Durante la invasión del ejército alemán a Francia, en la Segunda Guerra Mundial, la línea de demarcación pasaba por encima de una pequeña casa en el suroeste. Un día el oficial alemán encargado del puesto visitó a la joven inválida que vivía allí con su madre. Al ver un calendario similar al que usted tiene en sus manos, exclamó: «¡Es nuestro calendario!». El domingo siguiente, Santiago y sus compañeros quedaron atónitos al entrar en la sala de reuniones, y ver al oficial participando emocionado en el servicio.

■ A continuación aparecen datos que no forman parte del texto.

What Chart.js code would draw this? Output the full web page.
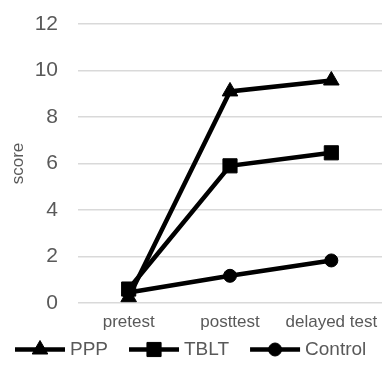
<!DOCTYPE html>
<html>
<head>
<meta charset="utf-8">
<script src="https://cdn.jsdelivr.net/npm/chart.js@4"></script>
<style>
  html, body { margin: 0; padding: 0; background: #fff; }
  #wrap { width: 382px; height: 378px; position: relative; }
</style>
</head>
<body>
<div id="wrap"><canvas id="mycanvas"></canvas></div>
<script>
var tests = ['pretest', 'posttest', 'delayed test'];
var ppp = [0.25, 9.1, 9.57];
var tblt = [0.6, 5.9, 6.46];
var control = [0.45, 1.17, 1.83];
var yTicks = [0, 2, 4, 6, 8, 10, 12];

var grey = '#595959';
var fontFamily = '"Liberation Sans", Arial, sans-serif';
var lineShift = 14;   // legend line drawn this far right of the legend box start

// plot area runs to the right edge, legend nudged left
var fixArea = {
  id: 'fixArea',
  afterLayout: function(chart) {
    var area = chart.chartArea, xs = chart.scales.x;
    area.right = chart.width;
    area.width = area.right - area.left;
    xs.right = chart.width;
    xs.width = xs.right - xs.left;
    xs.configure();
    chart.legend.left -= 6;
    chart.legend.right -= 6;
  }
};

// legend: line + marker in front of each label
var legendMarks = {
  id: 'legendMarks',
  afterDraw: function(chart) {
    var lg = chart.legend;
    if (!lg || !lg.legendHitBoxes) return;
    var ctx = chart.ctx;
    lg.legendItems.forEach(function(item, i) {
      var box = lg.legendHitBoxes[i];
      var ds = chart.data.datasets[item.datasetIndex];
      var y = box.top + box.height / 2;
      var x0 = box.left + lineShift, x1 = x0 + 50;
      ctx.save();
      ctx.strokeStyle = '#000';
      ctx.lineWidth = 4.5;
      ctx.beginPath();
      ctx.moveTo(x0, y);
      ctx.lineTo(x1, y);
      ctx.stroke();
      ctx.fillStyle = '#000';
      ctx.lineWidth = 1;
      Chart.helpers.drawPoint(ctx, {
        pointStyle: ds.pointStyle,
        rotation: 0,
        borderWidth: 1,
        radius: ds.pointRadius
      }, (x0 + x1) / 2, y);
      ctx.restore();
    });
  }
};

function series(label, data, style, r) {
  return {
    label: label,
    data: data,
    borderColor: '#000',
    backgroundColor: '#000',
    borderWidth: 4.5,
    pointStyle: style,
    pointRadius: r,
    pointHoverRadius: r,
    pointBackgroundColor: '#000',
    pointBorderColor: '#000',
    pointBorderWidth: 1,
    tension: 0,
    fill: false
  };
}

var ctx = document.getElementById('mycanvas');
var lineChart = new Chart(ctx, {
  type: 'line',
  data: {
    labels: tests,
    datasets: [
      series('PPP', ppp, 'triangle', 9),
      series('TBLT', tblt, 'rect', 10),
      series('Control', control, 'circle', 6.5)
    ]
  },
  options: {
    responsive: true,
    maintainAspectRatio: false,
    animation: false,
    layout: { padding: { left: 0, right: 0, top: 24, bottom: 9 } },
    plugins: {
      legend: {
        position: 'bottom',
        align: 'start',
        labels: {
          font: { family: fontFamily, size: 19 },
          color: grey,
          boxWidth: 45.5 + lineShift,
          boxHeight: 4,
          padding: 21 - lineShift,
          generateLabels: function(chart) {
            return chart.data.datasets.map(function(ds, i) {
              return {
                text: ds.label,
                fillStyle: 'rgba(0,0,0,0)',
                strokeStyle: 'rgba(0,0,0,0)',
                lineWidth: 0,
                fontColor: grey,
                datasetIndex: i
              };
            });
          }
        }
      },
      tooltip: { enabled: false }
    },
    scales: {
      x: {
        offset: true,
        grid: { display: false, drawTicks: false },
        border: { display: false },
        afterFit: function(axis) {
          axis.height = 30;
          axis.paddingLeft = 0;
          axis.paddingRight = 0;
        },
        ticks: {
          color: grey,
          font: { family: fontFamily, size: 17 },
          padding: 9,
          autoSkip: false,
          maxRotation: 0
        }
      },
      y: {
        min: 0,
        max: 12,
        afterBuildTicks: function(axis) {
          axis.ticks = yTicks.map(function(v) { return { value: v }; });
        },
        afterFit: function(axis) {
          axis.width = 78;
          axis.paddingTop = 0;
          axis.paddingBottom = 0;
        },
        grid: { color: '#d9d9d9', lineWidth: 1.5, drawTicks: false },
        border: { display: false },
        title: {
          display: true,
          text: 'score',
          color: grey,
          font: { family: fontFamily, size: 17 },
          padding: { top: 8, bottom: 6 }
        },
        ticks: {
          color: grey,
          font: { family: fontFamily, size: 21 },
          padding: 20
        }
      }
    }
  },
  plugins: [fixArea, legendMarks]
});
</script>
</body>
</html>
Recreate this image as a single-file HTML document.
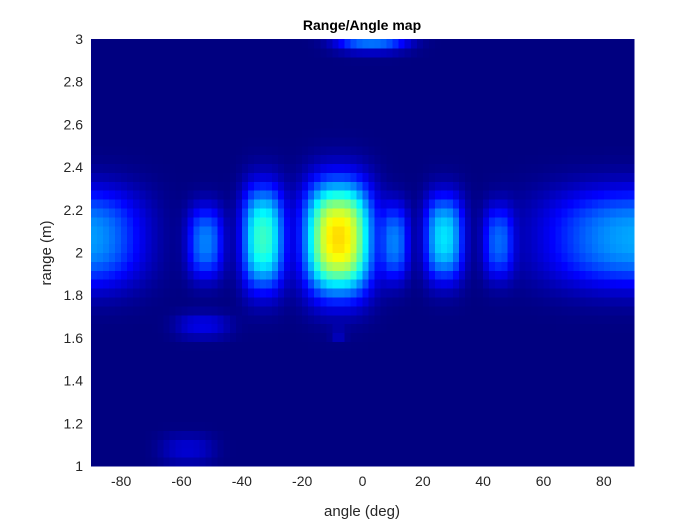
<!DOCTYPE html>
<html><head><meta charset="utf-8"><style>
body{margin:0;background:#fff;}
svg{font-family:"Liberation Sans",sans-serif;}
</style></head><body>
<svg id="c" width="700" height="525">
<g id="heat" shape-rendering="crispEdges"></g>
<g id="axes"></g>
<text x="362" y="30" text-anchor="middle" font-size="14" font-weight="bold" fill="#000">Range/Angle map</text>
<text x="362" y="516" text-anchor="middle" font-size="15" fill="#262626">angle (deg)</text>
<text transform="translate(51,253) rotate(-90)" text-anchor="middle" font-size="15" fill="#262626">range (m)</text>
</svg>
<script>
// blob data: angle center, range center, angle half-width, range half-width, amplitude
const blobAngle = [-93, 94, -52, -33, -8, 11, 27, 45, 3, -53, -58, -8];
const blobRange = [2.07, 2.07, 2.05, 2.07, 2.07, 2.05, 2.07, 2.05, 3.02, 1.66, 1.08, 1.62];
const blobAW    = [20, 33, 6, 7, 11, 4.5, 6.5, 5, 12, 9, 9, 2.5];
const blobRW    = [0.23, 0.23, 0.17, 0.24, 0.26, 0.18, 0.2, 0.17, 0.07, 0.06, 0.07, 0.025];
const blobAmp   = [0.28, 0.29, 0.25, 0.43, 0.66, 0.24, 0.35, 0.21, 0.3, 0.1, 0.08, 0.07];
const xTicks = [-80,-60,-40,-20,0,20,40,60,80];
const yTicks = [1,1.2,1.4,1.6,1.8,2,2.2,2.4,2.6,2.8,3];
const L=91,R=634,T=39,B=466;
const xs=a=>L+(a+90)/180*(R-L);
const ys=r=>B-(r-1)/2*(B-T);
function jet(v){v=Math.max(0,Math.min(1,v));
 const c=x=>Math.max(0,Math.min(1,x));
 const r=c(1.5-Math.abs(4*v-3)),g=c(1.5-Math.abs(4*v-2)),b=c(1.5-Math.abs(4*v-1));
 return `rgb(${Math.round(r*255)},${Math.round(g*255)},${Math.round(b*255)})`;}
const ns="http://www.w3.org/2000/svg";
const heat=document.getElementById('heat');
const nA=90,nR=48,da=180/nA,dr=2/nR;
for(let i=0;i<nA;i++){for(let j=0;j<nR;j++){
 const a=-90+(i+0.5)*da,r=1+(j+0.5)*dr;let v=0;
 for(let k=0;k<blobAngle.length;k++){
  const u=Math.abs(a-blobAngle[k])/blobAW[k],w=Math.abs(r-blobRange[k])/blobRW[k];
  v+=blobAmp[k]*Math.exp(-(u**2.6)-(w**2.6));}
 const e=document.createElementNS(ns,'rect');
 
 
 const x0=xs(-90+i*da),x1=xs(-90+(i+1)*da),y0=ys(1+(j+1)*dr),y1=ys(1+j*dr);
 e.setAttribute('x',x0);e.setAttribute('y',y0);
 e.setAttribute('width',x1-x0+0.5);e.setAttribute('height',y1-y0+0.5);
 e.setAttribute('fill',jet(v));heat.appendChild(e);}}
const ax=document.getElementById('axes');
xTicks.forEach(t=>{const e=document.createElementNS(ns,'text');
 
 
 e.setAttribute('x',xs(t));e.setAttribute('y',B+20);e.setAttribute('text-anchor','middle');
 e.setAttribute('font-size','14');e.setAttribute('fill','#262626');e.textContent=t;ax.appendChild(e);});
yTicks.forEach(t=>{const e=document.createElementNS(ns,'text');
 
 
 e.setAttribute('x',L-8);e.setAttribute('y',ys(t)+5);e.setAttribute('text-anchor','end');
 e.setAttribute('font-size','14');e.setAttribute('fill','#262626');e.textContent=String(t);ax.appendChild(e);});
</script>
</body></html>
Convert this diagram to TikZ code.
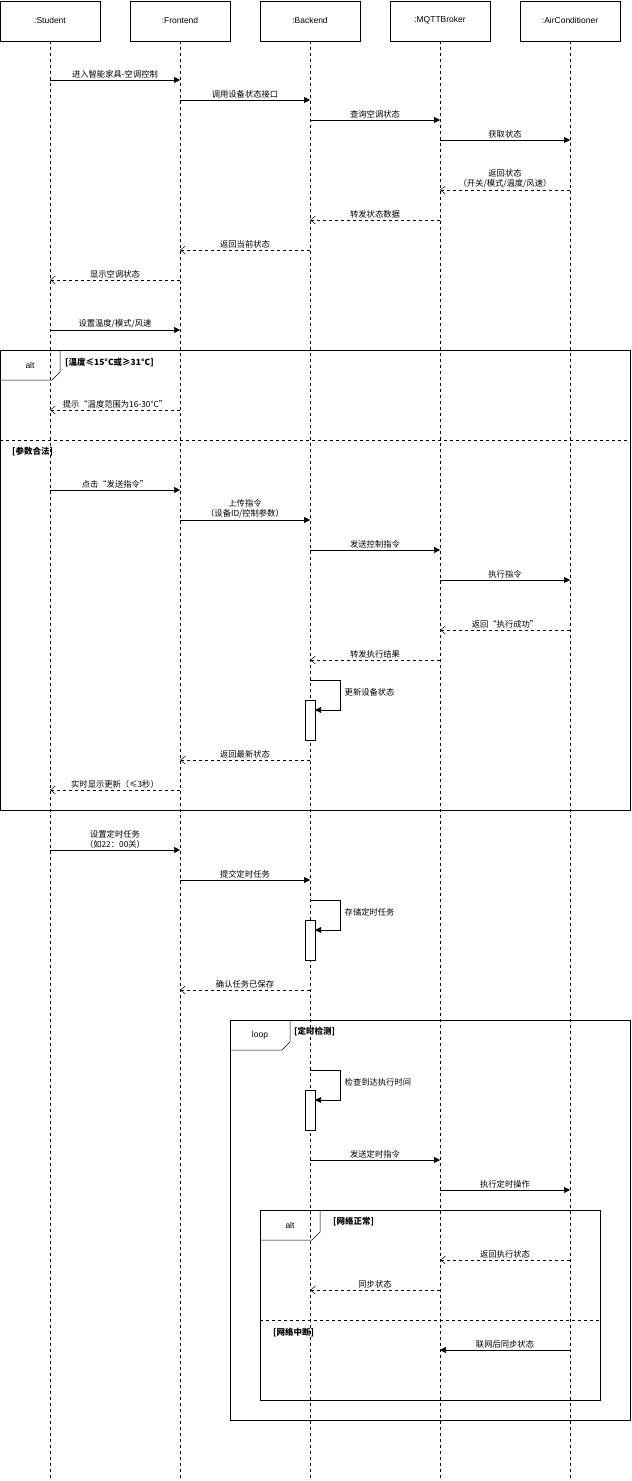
\documentclass[tikz,border=0pt]{standalone}
\usepackage{fontspec}
\setmainfont{Liberation Sans}
\newfontfamily\cjk{Noto Sans CJK SC}
\usetikzlibrary{arrows.meta}
\tikzset{
 head/.style={draw,minimum width=100pt,minimum height=40pt,anchor=north,font=\fontsize{8.5}{10}\selectfont},
 life/.style={draw,dash pattern=on 3pt off 3pt},
 sync/.style={-{Triangle[length=6pt,width=6pt]},line width=0.7pt},
 ret/.style={-{Straight Barb[length=5pt,width=8pt]},dash pattern=on 3pt off 3pt,line width=0.5pt},
 lbl/.style={font=\cjk\fontsize{8.3}{10}\selectfont,align=center,anchor=south,inner sep=1.5pt},
 guard/.style={font=\cjk\bfseries\fontsize{8.5}{10}\selectfont,anchor=west,inner sep=0pt},
 act/.style={draw,fill=white,minimum width=10pt,minimum height=40pt,inner sep=0pt,anchor=north},
 frm/.style={draw,line width=0.5pt},
}
\begin{document}
\begin{tikzpicture}[x=1pt,y=-1pt]
\useasboundingbox (0,0) rectangle (632,1481);
\foreach \n/\x/\t in {S/50/:Student,F/180/:Frontend,B/310/:Backend,M/440/:MQTTBroker,A/570/:AirConditioner}{
  \node[head] (\n) at (\x,0.5) {\t};
  \coordinate (\n e) at (\x,1481);
  \draw[life] (\n.south) -- (\n e);
}
% frames
\draw[frm] (0,350) rectangle (630,810);
\draw[frm] (0,380) -- (52,380) -- (60,372) -- (60,350);
\node[font=\fontsize{8.5}{10}\selectfont] (alt1) at (30,365) {alt};
\node[guard] (g1) at (65,363) {[温度≤15°C或≥31°C]};
\draw[dash pattern=on 3pt off 3pt] (0,440) -- (630,440);
\node[guard] (g2) at (12,452) {[参数合法]};

\draw[frm] (230,1020) rectangle (630,1420);
\draw[frm] (230,1050) -- (282,1050) -- (290,1042) -- (290,1020);
\node[font=\fontsize{8.5}{10}\selectfont] (lp) at (260,1035) {loop};
\node[guard] (g3) at (294,1032) {[定时检测]};

\draw[frm] (260,1210) rectangle (600,1400);
\draw[frm] (260,1240) -- (312,1240) -- (320,1232) -- (320,1210);
\node[font=\fontsize{8.5}{10}\selectfont] (alt2) at (290,1225) {alt};
\node[guard] (g4) at (333,1222) {[网络正常]};
\draw[dash pattern=on 3pt off 3pt] (260,1320) -- (600,1320);
\node[guard] (g5) at (273,1333) {[网络中断]};

\foreach \s/\a/\b/\y/\l in {
 sync/50/180/80/{进入智能家具-空调控制},
 sync/180/310/100/{调用设备状态接口},
 sync/310/440/120/{查询空调状态},
 sync/440/570/140/{获取状态},
 ret/570/440/190/{返回状态\\（开关/模式/温度/风速）},
 ret/440/310/220/{转发状态数据},
 ret/310/180/250/{返回当前状态},
 ret/180/50/280/{显示空调状态},
 sync/50/180/330/{设置温度/模式/风速},
 ret/180/50/410/{提示“温度范围为16-30°C”},
 sync/50/180/490/{点击“发送指令”},
 sync/180/310/520/{上传指令\\（设备ID/控制参数）},
 sync/310/440/550/{发送控制指令},
 sync/440/570/580/{执行指令},
 ret/570/440/630/{返回“执行成功”},
 ret/440/310/660/{转发执行结果},
 ret/310/180/760/{返回最新状态},
 ret/180/50/790/{实时显示更新（≤3秒）},
 sync/50/180/850/{设置定时任务\\（如22：00关）},
 sync/180/310/880/{提交定时任务},
 ret/310/180/990/{确认任务已保存},
 sync/310/440/1160/{发送定时指令},
 sync/440/570/1190/{执行定时操作},
 ret/570/440/1260/{返回执行状态},
 ret/440/310/1290/{同步状态},
 sync/570/440/1350/{联网后同步状态}}{
 \coordinate (p) at (\a,\y);
 \coordinate (q) at (\b,\y);
 \draw[\s] (p) -- (q) node[lbl,midway] {\l};
}
\foreach \y/\l in {680/更新设备状态,900/存储定时任务,1070/检查到达执行时间}{
 \node[act] (ac) at (310,\y+20) {};
 \coordinate (s1) at (310,\y);
 \coordinate (s2) at (340,\y);
 \coordinate (s3) at (340,\y+30);
 \coordinate (s4) at (ac.east |- s3);
 \draw[sync] (s1) -- (s2) -- (s3) -- (s4);
 \node[lbl,anchor=west] (sl) at (343,\y+12) {\l};
}
\end{tikzpicture}
\end{document}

Este cristiano había creído en el amor de Dios manifestado en Jesucristo y reconocía como sus hermanos y hermanas a todos los que compartían esta misma fe.
Podríamos preguntarnos cómo hacía este cristiano para conciliar su vida de discípulo de Cristo con su vida de soldado de un país en guerra. Ciertamente no compartía las ideologías de los dirigentes de su país. Pero supo utilizar su posición para evitar que sus hombres cometieran atrocidades. El Evangelio tuvo la última palabra entre él y los pocos cristianos que debía vigilar. Unidos en torno a su Señor Jesucristo, eran hermanos y hermanas, franceses o alemanes.
Hoy el Evangelio sigue siendo ese poder transformador para “todo aquel que en él cree”, cualquiera que sea su nacionalidad, su religión, los valores que determinan su conducta civil o su posición social. Jesucristo murió para reconciliar con Dios a todos los que creen en él, para hacer de ellos hermanos y hermanas. Incluso en un país en paz, ¡es maravilloso experimentarlo!